Dia bertanya, "Bukankah keduanya sama?" Beliau menjawab, "Tidak
: memerdekakan budak berarti kamu sendiri memerdekakannya, sedangkan
membebaskan budak berarti kamu membantu harganya untuk dia memerdekakan
dirinya."
6.
Gharim : orang-orang yang
mempunyai hutang yang menjerat lehernya, dan tidak mampu membayarnya.
7.
Sabilillah : Jalan Allah
adalah jalan yang menuju keridlaan dan pahala-Nya. Yang dimaksud ialah
orang-orang yang berperang dan mempersapkan dirinya untuk berjihad.
Diriwayatkan dari Imam Ahmad, bahwa dia menjadikan perjalanan ibadah haji
termasuk jalan allah. Termasuk dalam hal ini ialah seluruh kebaikan, seperti
mengkafani orang mati, membangun jembatan dan benteng, memakmurkan masjid dan
lain sebagainya.
8.
Ibnus Sabil : orang yang
jauh dari negerinya dalam suatu perjalanan, dan sulit baginya untuk memperoleh
sebagian hartanya jika dia mempunyai harta. Dia kaya di negerinya, tetapi faqir
di perjalanannya. Maka, karena kekafirannya yang baru muncul itu, dia diberi
sedekah sekedar dapat menolong dia untuk kembali kenegerinya.[7]
Sabab
Nuzul :
QS. At-Taubah:
103
"Ambillah zakat dari
sebagiam harta mereka, dengan zakat itu kamu membersihkan dan mensucikan
mereka, dan mendoakan untuk mereka. Sesungguhnya doa kamu itu menjadi
ketentraman jiwa bagi mereka. Dan Allah Maha Mendengar lagi Maha
Mengetahui."(QS. Al-Taubah: 103)
Penafsiran
kata :
As-Sadaqah
: apa yang dinafkahkan oleh orang mukmin dengan maksudmendekatkan diri
kepada Allah.
At-Tazkiyah
: adalah dari kata rajulun zakiy, artinya orang yang kebaikan dan keutamaannya
lebih. Kata-kata ini terdapat dalam Al-Asas.
As-Sakan
: sesuatu yang jiwa merasa tenteram dan sengan kepadanya. Yaitu, keluarga,
harta, kesenangan, doa dan pujian.
As-Shalah
: Do'a.[8]
Penjelasan
:
Ambillah
Sedekah Untuk Mensucikan dan Membersihkan Mereka.
Ambillah hai
Rasul dari harta yang diserahkan oleh orang-orang yang tidak ikut perang itu.
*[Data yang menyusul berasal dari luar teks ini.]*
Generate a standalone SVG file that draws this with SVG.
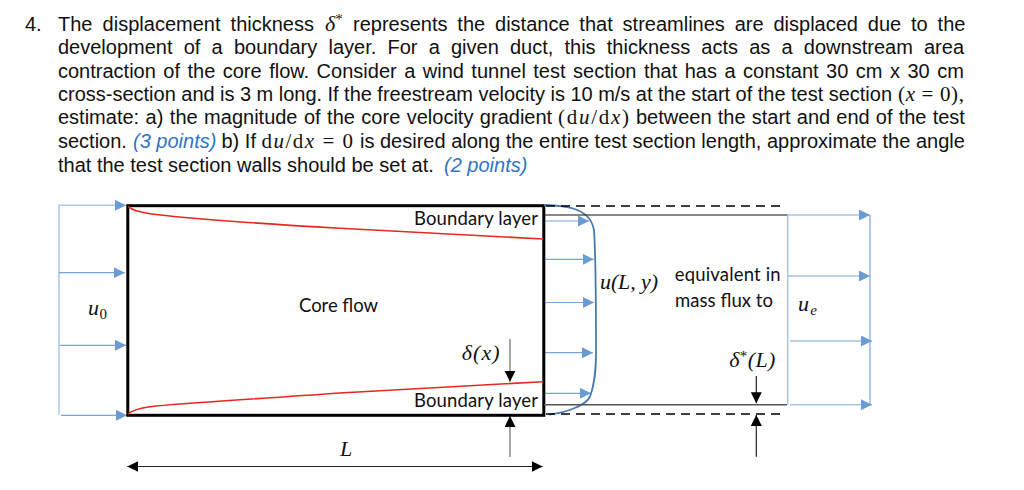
<svg xmlns="http://www.w3.org/2000/svg" width="1024" height="490" viewBox="0 0 1024 490">
<style>
.b{font-family:"Liberation Sans",Arial,sans-serif;font-size:20px;fill:#111;white-space:pre}
.p{font-family:"Liberation Sans",Arial,sans-serif;font-size:20px;font-style:italic;fill:#2f75c4}
.m{font-family:"Liberation Serif","Times New Roman",serif;font-size:21px;fill:#111}
.i{font-style:italic}
.c{font-family:Lato,"Open Sans",sans-serif;font-size:18.5px;fill:#111}
.g{font-family:"Liberation Serif","Times New Roman",serif;font-size:22px;font-style:italic;fill:#111}
.s{font-size:15px}
.a1{fill:none;stroke:#7aa5d8;stroke-width:1.2}
.a2{fill:none;stroke:#a9c5e8;stroke-width:1.5}
.k{fill:none;stroke:#222;stroke-width:1.2}
.k2{fill:none;stroke:#808080;stroke-width:1.4}
.h{marker-end:url(#hb)}
.t{marker-end:url(#hk)}
</style>
<defs>
<marker id="hb" markerUnits="userSpaceOnUse" markerWidth="12" markerHeight="12" refX="11" refY="5.5" orient="auto"><path d="M0 0L11 5.5L0 11Z" fill="#6a9bd3"/></marker>
<marker id="hk" markerUnits="userSpaceOnUse" markerWidth="12" markerHeight="12" refX="11" refY="5.5" orient="auto-start-reverse"><path d="M0 0L11 5.5L0 11Z" fill="#000"/></marker>
</defs>
<g id="question">
<text class="b" x="25" y="30.7">4.</text>
<text class="b" x="58" y="30.7" word-spacing="4.6">The displacement thickness</text>
<text class="g" x="325" y="30.7">δ<tspan class="s" dy="-7" font-style="normal">*</tspan></text>
<text class="b" x="353" y="30.7" word-spacing="4.3">represents the distance that streamlines are displaced due to the</text>
<text class="b" x="58" y="54" word-spacing="5.63">development of a boundary layer. For a given duct, this thickness acts as a downstream area</text>
<text class="b" x="58" y="77.5" word-spacing="1.92">contraction of the core flow. Consider a wind tunnel test section that has a constant 30 cm x 30 cm</text>
<text class="b" x="58" y="100.8" word-spacing="-0.1">cross-section and is 3 m long. If the freestream velocity is 10 m/s at the start of the test section</text>
<text class="m" x="898" y="100.8" xml:space="preserve" textLength="66">(<tspan class="i">x</tspan> = 0),</text>
<text class="b" x="58" y="124.3" word-spacing="0.9">estimate: a) the magnitude of the core velocity gradient</text>
<text class="m" x="558" y="124.3" textLength="71">(d<tspan class="i">u</tspan>/d<tspan class="i">x</tspan>)</text>
<text class="b" x="636" y="124.3" word-spacing="0.6">between the start and end of the test</text>
<text class="b" x="58" y="148">section.</text>
<text class="p" x="133" y="148">(3 points)</text>
<text class="b" x="221.5" y="148">b) If</text>
<text class="m" x="261.5" y="148" xml:space="preserve" textLength="91.5">d<tspan class="i">u</tspan>/d<tspan class="i">x</tspan> = 0</text>
<text class="b" x="360" y="148">is desired along the entire test section length, approximate the angle</text>
<text class="b" x="58" y="171.5">that the test section walls should be set at.</text>
<text class="p" x="444" y="171.5">(2 points)</text>
</g>
<g id="connectors">
<path class="a2" d="M59 205V415"/>
<path class="a2 h" d="M59 205.3H126"/>
<path class="a1 h" d="M59 272.7H124.7"/>
<path class="a1 h" d="M60 345.3H126"/>
<path class="a1 h" d="M61 415.3H127"/>
<path class="a1 h" d="M544 221H589"/>
<path class="a1 h" d="M544 259.3H593.7"/>
<path class="a1 h" d="M544 302.5H594"/>
<path class="a1 h" d="M544 352.7H593"/>
<path class="a1 h" d="M544 393.3H591"/>
<path class="a2" d="M787.7 215V404.7"/>
<path class="a1" d="M870 215V405"/>
<path class="a1 h" d="M787 215H870"/>
<path class="a1 h" d="M788 276H870"/>
<path class="a1 h" d="M790 341H872"/>
<path class="a2 h" d="M790 404.7H872"/>
<path class="k t" d="M127.3 466.5H542.6" style="marker-start:url(#hk)"/>
<path class="k2 t" d="M510 339V381.7"/>
<path class="k2 t" d="M510 457V416"/>
<path class="k t" d="M756.3 376V403.3"/>
<path class="k t" d="M756.3 456.7V415"/>
</g>
<g id="test-section">
<rect x="127.8" y="205.7" width="416" height="209.6" fill="none" stroke="#000" stroke-width="3"/>
<path d="M128.3 206.7C132 210 138 212 150 213.7C185 218.5 250 223 340 228.3L543 239" fill="none" stroke="#e8281e" stroke-width="1.6"/>
<path d="M127.8 414C132 410.5 140 408 150 406.7C180 403 250 399.5 340 393L543 381.7" fill="none" stroke="#e8281e" stroke-width="1.6"/>
<text class="c" x="299" y="312" textLength="79">Core flow</text>
</g>
<g id="boundary-layer-top"><text class="c" x="414" y="225" textLength="124">Boundary layer</text></g>
<g id="boundary-layer-bottom"><text class="c" x="414" y="407.3" textLength="124">Boundary layer</text></g>
<g id="velocity-profile">
<path d="M544 205C555 205.5 566 206 573 208.5C585 212 592 219 594 230C596 260 596 330 596 350C596 370 595 383 590 396.7C585 406 565 413 549 414.5" fill="none" stroke="#4a7aab" stroke-width="1.8"/>
</g>
<g id="equivalent-flow">
<path d="M544 215H787" fill="none" stroke="#111" stroke-width="1.2"/>
<path d="M544 404.7H787" fill="none" stroke="#555" stroke-width="1.4"/>
<path d="M546 206H786" fill="none" stroke="#000" stroke-width="1.5" stroke-dasharray="9 6"/>
<path d="M546 414H782" fill="none" stroke="#000" stroke-width="1.5" stroke-dasharray="9 6"/>
<text class="c" x="674.7" y="280.7" textLength="106">equivalent in</text>
<text class="c" x="675" y="307.3" textLength="98">mass flux to</text>
</g>
<g id="labels">
<text class="g" x="88" y="315" textLength="19">u<tspan class="s" dy="4" font-style="normal">0</tspan></text>
<text class="g" x="798" y="310.7" textLength="19">u<tspan class="s" dy="4">e</tspan></text>
<text class="g" x="600" y="289" textLength="58">u(L, y)</text>
<text class="g" x="461.7" y="360" textLength="38">δ(x)</text>
<text class="g" x="729.3" y="367" textLength="46">δ<tspan class="s" dy="-6" font-style="normal">*</tspan><tspan dy="6">(L)</tspan></text>
<text class="g" x="340" y="456">L</text>
</g>
</svg>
Juga dari harta orang mukmin lainnya, dari berbagai jenis harta, berupa emas,
perak, binatang ternak atau harta dagangan, sebagai sedekah dengan ukuran
tertentu dalam zakat fardlu, atau ukuran tidak tertentu dalam zakat sunnah,
yang dengan sedekah itu kamu membersihkan mereka dari kotoran kebakhilan,
tamak, dan sifat yang kasar terhadap orang-orang kafir yang sengsara. Dengan
sedekah itu pula, kamu mensucikan jiwa mereka dan mengangkat jiwa mereka ke
derajat orang-orang yang baik dengan melakukan kebajikan, sehinga mereka patut
mendapatkan kebahagiaan dunia dan akhirat.
Di dalam firman Allah, "Ambillah zakat dari sebagian harta mereka,
dengan zakat itu kamu membersihkan dan mensucikan mereka." (al-Taubah: 103).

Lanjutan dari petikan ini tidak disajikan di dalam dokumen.